The Broader Implications: A Model for Urban Schools?
Arsenal Tech’s story isn’t unique, but it’s rare enough to warrant attention. Across the country, schools in similar straits—Detroit, Memphis, Philadelphia—have seen arts programs become lifelines for students. The key difference? These programs are often the only ones offering both social capital (the connections that open doors) and cultural capital (the skills that make students feel they belong in spaces designed to exclude them).

Consider the numbers: In 2025, the Indiana State Fair Band Day saw Arsenal Tech’s Marching Titans place 44th out of 100 competing bands—a far cry from the top, but a meaningful achievement for a program that once struggled to fill its ranks.
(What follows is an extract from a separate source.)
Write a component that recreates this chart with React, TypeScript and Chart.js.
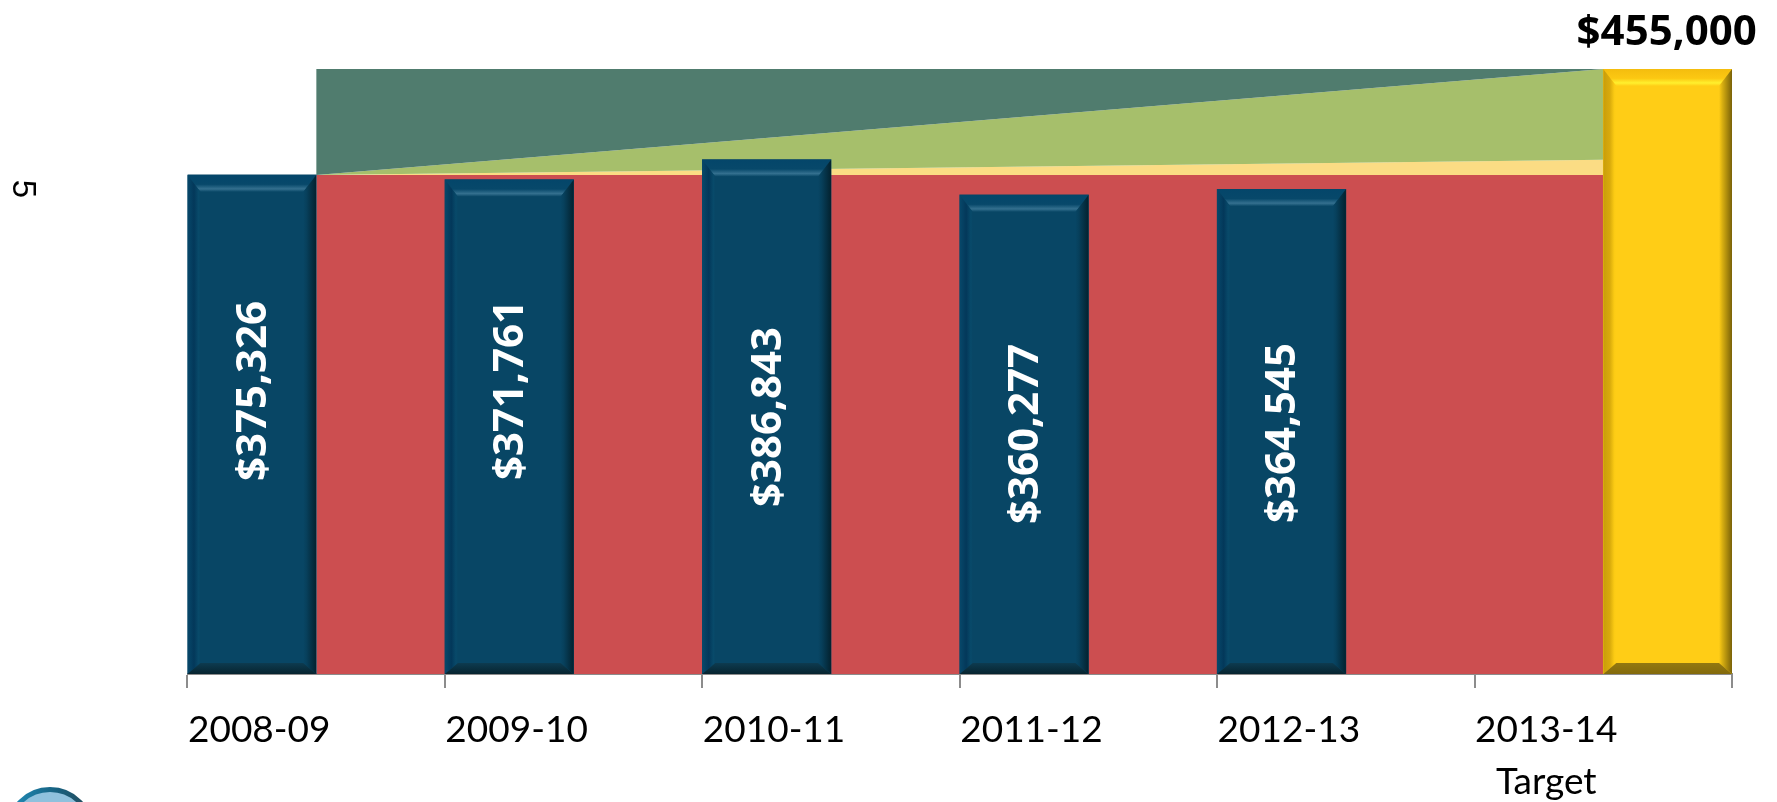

The improvement reflects not just musical growth, but a cultural shift within the school. “When you see your peers succeeding,” says one alum now studying music education at IUPUI, “you start believing it’s possible for you too.”
This year’s five seniors are proof of that belief. Their collective journey—from late-night rehearsals to acceptance letters—underscores a truth that’s often lost in the noise of education reform: sometimes, the most effective interventions aren’t the ones with the biggest budgets. They’re the ones with the biggest hearts.
The Unanswered Question
Here’s the question no one’s asking loudly enough: What happens when the band director retires? Or when funding cuts force the program to shrink? Arsenal Tech’s success is a band-aid on a deeper wound—the fact that urban schools too often rely on the heroism of individuals rather than systemic investment. The band program has given these students a leg up, but the real work is ensuring they don’t have to climb ladders that were never meant to reach the top.
For now, though, the Marching Titans keep marching. And for five seniors this year, that march is leading straight to college.